Verschiedene Organisationen wie der Deutsche Sportfahrerkreis (DSK), die Interessengemeinschaft Langstreckensport Nürburgring (ILN) oder der auf Neutralität bedachte Deutsche Motorsportbund (DMSB) sorgen sich um den Fortbestand der meist acht oder neun Rennen, die pro Jahr jeweils Tausende von Zuschauern an die Zuschauer-Hotspots wie Brünnchen, Pflanzgarten, Breidscheid, Adenauer Forst oder in die Boxengasse und die Startaufstellung locken. Zumal die Rennen nicht nur eine sportliche, sondern auch eine wirtschaftliche Bedeutung für die Region Nürburgring haben.

Verband ruft zur Einheit auf

Die ILN hatte bereits einen Tag, nach dem Urteil des Oberlandesgerichtes Koblenz vom 4. Januar gefordert, „die Weichen für eine nachhaltige und langfristige Zukunft des Langstreckensports auf der Nordschleife über die Saison 2024 hinaus zu stellen.“ Der Deutsche Motorsportbund (DMSB), der bei allen Äußerungen immer wieder seine Neutralität in den Diskussionen um die Zukunft der Rennen auf der Nordschleife betont hatte, hat sich jetzt in die aktuellen Diskussionen eingeschaltet.
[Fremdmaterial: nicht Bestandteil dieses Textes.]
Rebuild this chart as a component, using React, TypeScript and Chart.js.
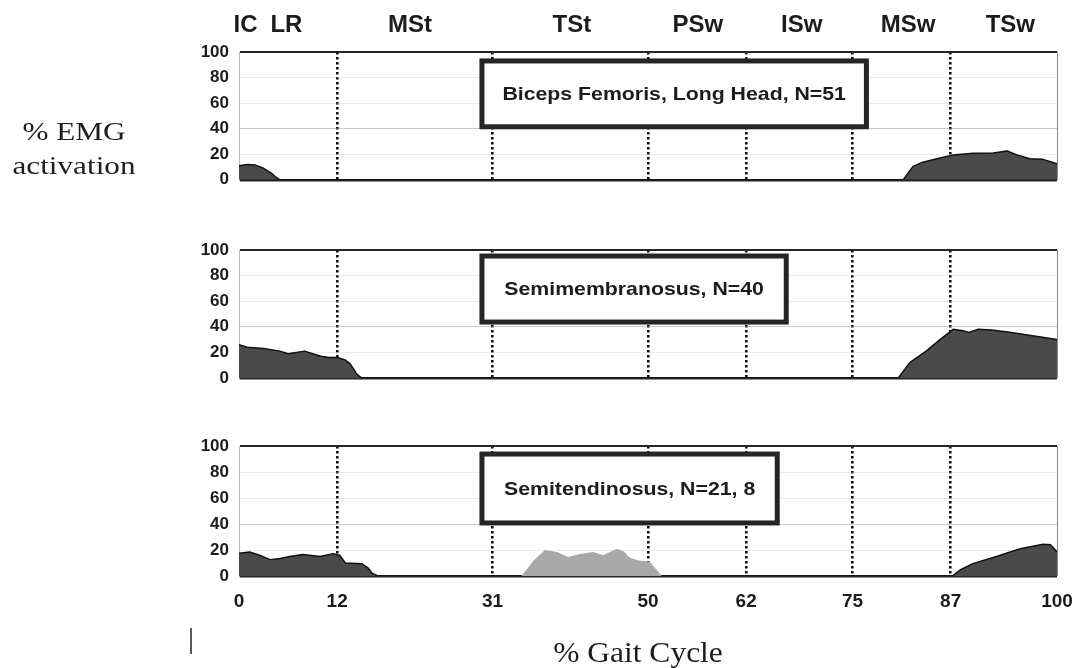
import React, { useEffect, useRef } from 'react';
import { Chart, registerables } from 'chart.js';

Chart.register(...registerables);

// Gait phases: names, where each name sits, and the dividing lines between phases
const PHASE_LABELS = ['IC', 'LR', 'MSt', 'TSt', 'PSw', 'ISw', 'MSw', 'TSw'];
const PHASE_CENTERS = [0.8, 5.8, 20.9, 40.7, 56.1, 68.8, 81.8, 94.3];
const PHASE_BOUNDARIES = [12, 31, 50, 62, 75, 87];
const GAIT_TICKS = [0, ...PHASE_BOUNDARIES, 100];
const EMG_TICKS = [0, 20, 40, 60, 80, 100];

// Biceps femoris, long head (N=51)
const bfPct = [0, 1, 2, 3, 4, 4.5, 5, 81.2, 82.4, 83.6, 85.7, 87.3, 89.8, 92.2, 93.9, 95.1, 96.7, 98.3, 100];
const bfEmg = [11, 12, 11.5, 9, 5, 2, 0, 0, 10.5, 13.8, 17, 19.5, 20.8, 21, 22.5, 19.5, 16.4, 16, 12.5];

// Semimembranosus (N=40)
const smPct = [0, 1, 3, 5, 6, 8, 10, 11, 12, 13, 13.6, 14.4, 15, 80.6, 82, 84, 85.7, 87.3, 88.5, 89.2, 90.3, 92, 94, 96, 98, 100];
const smEmg = [26, 24, 23, 21, 19, 21, 17, 16, 16, 14, 11, 3, 0, 0, 12, 21, 30, 38, 37, 35.5, 38, 37.5, 36, 34, 32, 30];

// Semitendinosus (N=21, 8): main bursts
const stPct = [0, 1.3, 2.5, 3.8, 5, 6.2, 7.8, 9.9, 11.5, 12.3, 13, 15, 15.8, 16.3, 17, 87.2, 88.1, 89.7, 92.6, 95.5, 98.3, 99.2, 100];
const stEmg = [17.5, 18.5, 16, 12.6, 13.5, 15, 16.5, 15, 17.2, 16, 10, 9.5, 6, 2, 0, 0, 4.4, 9.5, 15, 21, 24.4, 24, 18.5];

// Semitendinosus: terminal stance burst
const stTStPct = [34.5, 35.3, 36, 37.4, 38.9, 40.2, 41.7, 43.3, 44.5, 46.2, 47, 47.8, 48.8, 50.2, 51.7];
const stTStEmg = [0, 6, 12, 20, 18.5, 14.7, 17, 18.5, 16, 21, 19, 14, 12, 11, 0];

type Series = { pct: number[]; emg: number[]; fill: string; line: string; width: number };
type Note = { text: string; x: number; y: number; font: string; stretch: number };
type Panel = {
  top: number;
  height: number;
  areaTop: number;
  areaBottom: number;
  label: string;
  box: { x0: number; x1: number; y0: number; y1: number };
  series: Series[];
  phases: boolean;
  gaitTicks: boolean;
  notes: Note[];
};

const DARK = '#4a4a4a';
const LIGHT = '#a9a9a9';
const SANS = '"Liberation Sans", Arial, sans-serif';
const SERIF = '"Liberation Serif", "Times New Roman", serif';

const PANELS: Panel[] = [
  {
    top: 0, height: 200, areaTop: 52, areaBottom: 182,
    label: 'Biceps Femoris, Long Head, N=51',
    box: { x0: 29.7, x1: 76.7, y0: 41.5, y1: 93 },
    series: [{ pct: bfPct, emg: bfEmg, fill: DARK, line: '#111', width: 1.5 }],
    phases: true, gaitTicks: false,
    notes: [
      { text: '% EMG', x: 74, y: 140, font: `26px ${SERIF}`, stretch: 1.2 },
      { text: 'activation', x: 74, y: 174, font: `26px ${SERIF}`, stretch: 1.2 },
    ],
  },
  {
    top: 200, height: 200, areaTop: 50, areaBottom: 178,
    label: 'Semimembranosus, N=40',
    box: { x0: 29.7, x1: 66.9, y0: 43.7, y1: 95.3 },
    series: [{ pct: smPct, emg: smEmg, fill: DARK, line: '#111', width: 1.5 }],
    phases: false, gaitTicks: false,
    notes: [],
  },
  {
    top: 400, height: 268, areaTop: 46, areaBottom: 176,
    label: 'Semitendinosus, N=21, 8',
    box: { x0: 29.7, x1: 65.8, y0: 40.8, y1: 93.8 },
    series: [
      { pct: stTStPct, emg: stTStEmg, fill: LIGHT, line: 'rgba(0,0,0,0)', width: 0 },
      { pct: stPct, emg: stEmg, fill: DARK, line: '#111', width: 1.5 },
    ],
    phases: false, gaitTicks: true,
    notes: [
      { text: '|', x: 191, y: 248, font: `30px ${SERIF}`, stretch: 1 },
      { text: '% Gait Cycle', x: 638, y: 262, font: `30px ${SERIF}`, stretch: 1.05 },
    ],
  },
];

// Labelled box inside each panel, placed in data units
const boxPlugin = {
  id: 'muscleBox',
  afterDatasetsDraw(chart: any, _args: any, opts: any) {
    const { ctx } = chart;
    const xs = chart.scales.x;
    const ys = chart.scales.y;
    const l = xs.getPixelForValue(opts.x0);
    const r = xs.getPixelForValue(opts.x1);
    const t = ys.getPixelForValue(opts.y1);
    const b = ys.getPixelForValue(opts.y0);
    ctx.save();
    ctx.fillStyle = '#fff';
    ctx.fillRect(l, t, r - l, b - t);
    ctx.lineWidth = 5;
    ctx.strokeStyle = '#252525';
    ctx.strokeRect(l, t, r - l, b - t);
    ctx.fillStyle = '#1c1c1c';
    ctx.font = `bold 19px ${SANS}`;
    ctx.textAlign = 'center';
    ctx.textBaseline = 'middle';
    ctx.translate((l + r) / 2, (t + b) / 2 + 1);
    ctx.scale(1.12, 1);
    ctx.fillText(opts.text, 0, 0);
    ctx.restore();
  },
};

// Right-hand frame line of each panel
const framePlugin = {
  id: 'panelFrame',
  beforeDatasetsDraw(chart: any) {
    const { ctx, chartArea } = chart;
    ctx.save();
    ctx.strokeStyle = '#8a8a8a';
    ctx.lineWidth = 1;
    ctx.beginPath();
    ctx.moveTo(chartArea.right + 0.5, chartArea.top);
    ctx.lineTo(chartArea.right + 0.5, chartArea.bottom);
    ctx.stroke();
    ctx.restore();
  },
};

// Free-standing text outside the plot area
const notesPlugin = {
  id: 'notes',
  afterDraw(chart: any, _args: any, opts: any) {
    const { ctx } = chart;
    for (const n of (opts.items || []) as Note[]) {
      ctx.save();
      ctx.fillStyle = '#1e1e1e';
      ctx.textAlign = 'center';
      ctx.textBaseline = 'alphabetic';
      ctx.font = n.font;
      ctx.translate(n.x, n.y);
      ctx.scale(n.stretch, 1);
      ctx.fillText(n.text, 0, 0);
      ctx.restore();
    }
  },
};

function makeConfig(p: Panel): any {
  const scales: any = {
    x: {
      type: 'linear',
      position: 'bottom',
      min: 0,
      max: 100,
      afterBuildTicks: (s: any) => { s.ticks = GAIT_TICKS.map((v) => ({ value: v })); },
      afterFit: (s: any) => {
        s.height = p.height - p.areaBottom;
        s.paddingLeft = 0;
        s.paddingRight = 0;
      },
      grid: {
        drawTicks: false,
        color: (c: any) => (c.tick && (c.tick.value === 0 || c.tick.value === 100) ? 'rgba(0,0,0,0)' : '#111'),
        lineWidth: 2.6,
      },
      border: { display: false, dash: [2.5, 2.5] },
      ticks: {
        display: p.gaitTicks,
        autoSkip: false,
        maxRotation: 0,
        padding: 14,
        color: '#1c1c1c',
        font: { family: SANS, size: 19, weight: 'bold' },
        callback: (v: any) => String(v),
      },
    },
    y: {
      type: 'linear',
      min: 0,
      max: 100,
      afterBuildTicks: (s: any) => { s.ticks = EMG_TICKS.map((v) => ({ value: v })); },
      afterFit: (s: any) => { s.width = 239; },
      grid: {
        drawTicks: false,
        color: (c: any) => {
          const v = c.tick ? c.tick.value : -1;
          if (v === 0 || v === 100) return '#262626';
          if (v === 40) return 'rgba(140,140,140,0.45)';
          return 'rgba(190,190,190,0.3)';
        },
        lineWidth: (c: any) => {
          const v = c.tick ? c.tick.value : -1;
          if (v === 0) return 2.5;
          if (v === 100) return 2;
          return 1;
        },
      },
      border: { display: true, color: '#b8b8b8', width: 1 },
      ticks: {
        padding: 10,
        color: '#1c1c1c',
        font: { family: SANS, size: 17, weight: 'bold' },
        callback: (v: any) => String(v),
      },
    },
  };

  if (p.phases) {
    scales.xTop = {
      type: 'linear',
      position: 'top',
      min: 0,
      max: 100,
      afterBuildTicks: (s: any) => { s.ticks = PHASE_CENTERS.map((v) => ({ value: v })); },
      afterFit: (s: any) => {
        s.height = p.areaTop;
        s.paddingLeft = 0;
        s.paddingRight = 0;
      },
      grid: { display: false, drawTicks: false },
      border: { display: false },
      ticks: {
        autoSkip: false,
        maxRotation: 0,
        padding: 12,
        color: '#1c1c1c',
        font: { family: SANS, size: 24, weight: 'bold' },
        callback: (_v: any, i: number) => PHASE_LABELS[i],
      },
    };
  }

  return {
    type: 'line',
    data: {
      datasets: p.series.map((s) => ({
        data: s.pct.map((x, i) => ({ x, y: s.emg[i] })),
        xAxisID: 'x',
        yAxisID: 'y',
        fill: 'origin',
        backgroundColor: s.fill,
        borderColor: s.line,
        borderWidth: s.width,
        pointRadius: 0,
        tension: 0,
        borderJoinStyle: 'round',
      })),
    },
    options: {
      responsive: false,
      animation: false,
      devicePixelRatio: 1,
      layout: { padding: { left: 0, right: 19, top: p.phases ? 0 : p.areaTop, bottom: 0 } },
      plugins: {
        legend: { display: false },
        tooltip: { enabled: false },
        muscleBox: { ...p.box, text: p.label },
        notes: { items: p.notes },
      },
      scales,
    },
    plugins: [framePlugin, boxPlugin, notesPlugin],
  };
}

function PanelChart({ panel }: { panel: Panel }) {
  const ref = useRef<HTMLCanvasElement | null>(null);
  useEffect(() => {
    if (!ref.current) return;
    const chart = new Chart(ref.current, makeConfig(panel));
    return () => chart.destroy();
  }, [panel]);
  return (
    <canvas
      ref={ref}
      width={1076}
      height={panel.height}
      style={{ position: 'absolute', left: 0, top: panel.top, width: 1076, height: panel.height }}
    />
  );
}

export default function App() {
  return (
    <div style={{ position: 'absolute', left: 0, top: 0, width: 1076, height: 668, background: '#fff', overflow: 'hidden' }}>
      {PANELS.map((p, i) => (
        <PanelChart key={i} panel={p} />
      ))}
    </div>
  );
}
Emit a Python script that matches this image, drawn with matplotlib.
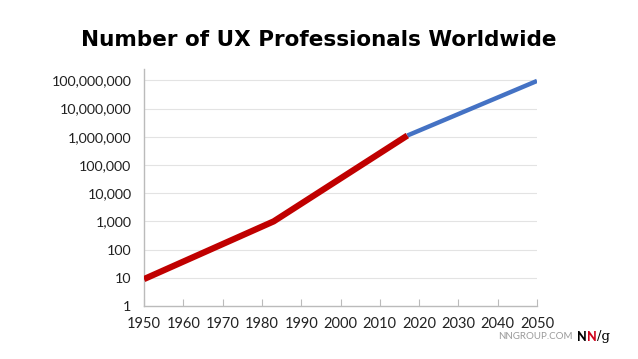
import matplotlib
matplotlib.use("Agg")
import matplotlib.pyplot as plt
from matplotlib.ticker import FixedLocator, NullLocator

years_hist = [1950, 1983, 2017]
pros_hist = [9, 1000, 1_100_000]
years_proj = [2017, 2050]
pros_proj = [1_100_000, 95_000_000]
xticks = list(range(1950, 2051, 10))
yticks = [1, 10, 100, 1_000, 10_000, 100_000, 1_000_000, 10_000_000, 100_000_000]
ylabels = ["1", "10", "100", "1,000", "10,000", "100,000", "1,000,000", "10,000,000", "100,000,000"]

fig = plt.figure(figsize=(6.38, 3.59), dpi=100)
ax = fig.add_axes([0.2257, 0.1476, 0.616, 0.66])
ax.set_yscale("log")
ax.set_xlim(1950, 2050)
ax.set_ylim(1, 2.5e8)

for y in yticks[1:]:
    ax.axhline(y, color="#e3e3e3", lw=0.8, zorder=0)

ax.plot(years_proj, pros_proj, color="#4472c4", lw=3.2, solid_capstyle="butt", zorder=3)
ax.plot(years_hist, pros_hist, color="#c00000", lw=4.5, solid_capstyle="butt", zorder=4)

ax.yaxis.set_major_locator(FixedLocator(yticks))
ax.yaxis.set_minor_locator(NullLocator())
ax.set_yticklabels(ylabels)
ax.set_xticks(xticks)
ax.tick_params(axis="y", length=0, pad=9, labelsize=10.3, labelcolor="#222222")
ax.tick_params(axis="x", direction="in", length=5, color="#bbbbbb", pad=8, labelsize=10.5, labelcolor="#222222")
for lab in ax.get_xticklabels() + ax.get_yticklabels():
    lab.set_family("Lato")

for s in ["top", "right"]:
    ax.spines[s].set_visible(False)
for s in ["left", "bottom"]:
    ax.spines[s].set_color("#bbbbbb")
    ax.spines[s].set_linewidth(1.0)

fig.text(0.5, 0.889, "Number of UX Professionals Worldwide", ha="center", va="center",
         fontsize=15.5, fontweight="bold", family="DejaVu Sans", color="#000000")

fig.text(0.898, 0.062, "NNGROUP.COM", ha="right", va="center", fontsize=7, family="Lato", color="#9a9a9a")
fig.text(0.905, 0.062, "N", ha="left", va="center", fontsize=9, fontweight="black", family="Lato", color="#000000")
fig.text(0.920, 0.062, "N", ha="left", va="center", fontsize=9, fontweight="black", family="Lato", color="#d0021b")
fig.text(0.935, 0.062, "/g", ha="left", va="center", fontsize=9.5, family="DejaVu Serif", color="#000000")

fig.savefig("out.png", dpi=100, facecolor="white")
Motorsportveranstalter sollten danach zusammenstehen, statt sich „gegenseitig Starter, Sponsoren, und Rennstreckentermine streitig zu machen“, stellt DMSB-Präsident Wolfgang Wagner-Sachs klar. Für „Konkurrenzdenken und Machtspiele untereinander“ sei im deutschen Motorsport des Jahres 2024 kein Platz. Der Dachverband der deutschen Motorsportler will sich dennoch nicht in die Kontroversen verschiedener Rennserien einmischen. An schönen und beschwichtigenden externen Worten vor dem ersten öffentlichen Auftritt der NES am Freitag und Samstag fehlt es also nicht.

Mehr als 1000 Anmeldungen für 24-Stunden-Rennen

Wie es jetzt wirklich weitergeht, und was die Präsenz einer weiteren konkurrierenden Serie für die „Marathonis“ auf dem Ring bedeutet, wird man erst wirklich einordnen können, wenn man sieht wie die Teams „mit den Füßen abgestimmt“ haben. Das heißt, wer welcher Serie seine Autos und Fahrer anvertraut. Oder auch nicht. Das werden die kommenden Wochen und Monate zeigen.

Und es geht auch und vor allem nicht weniger um die Bereitschaft der Marshals, ohne die in punkto Sicherheit an der Strecke nichts geht. Die Faszination der „Grünen Hölle“ und der unbedingte Wille, ein Teil von ihr zu sein, sind jedenfalls ungebrochen.

Das Portal für das 24h-Rennen und das 24h Qualifiers musste mit über 1000 Anmeldungen für den Ring-Klassiker vom 30. Mai bis 02. Juni und 620 Meldungen für die Quali-Rennen im April bereits vorzeitig geschlossen werden.

Die nächsten Wochen werden jedenfalls spannend werden rund um die Nordschleife und die Grand- Prix-Strecke, die in diesem Jahr ebenfalls schon ihren 40. Geburtstag feiert.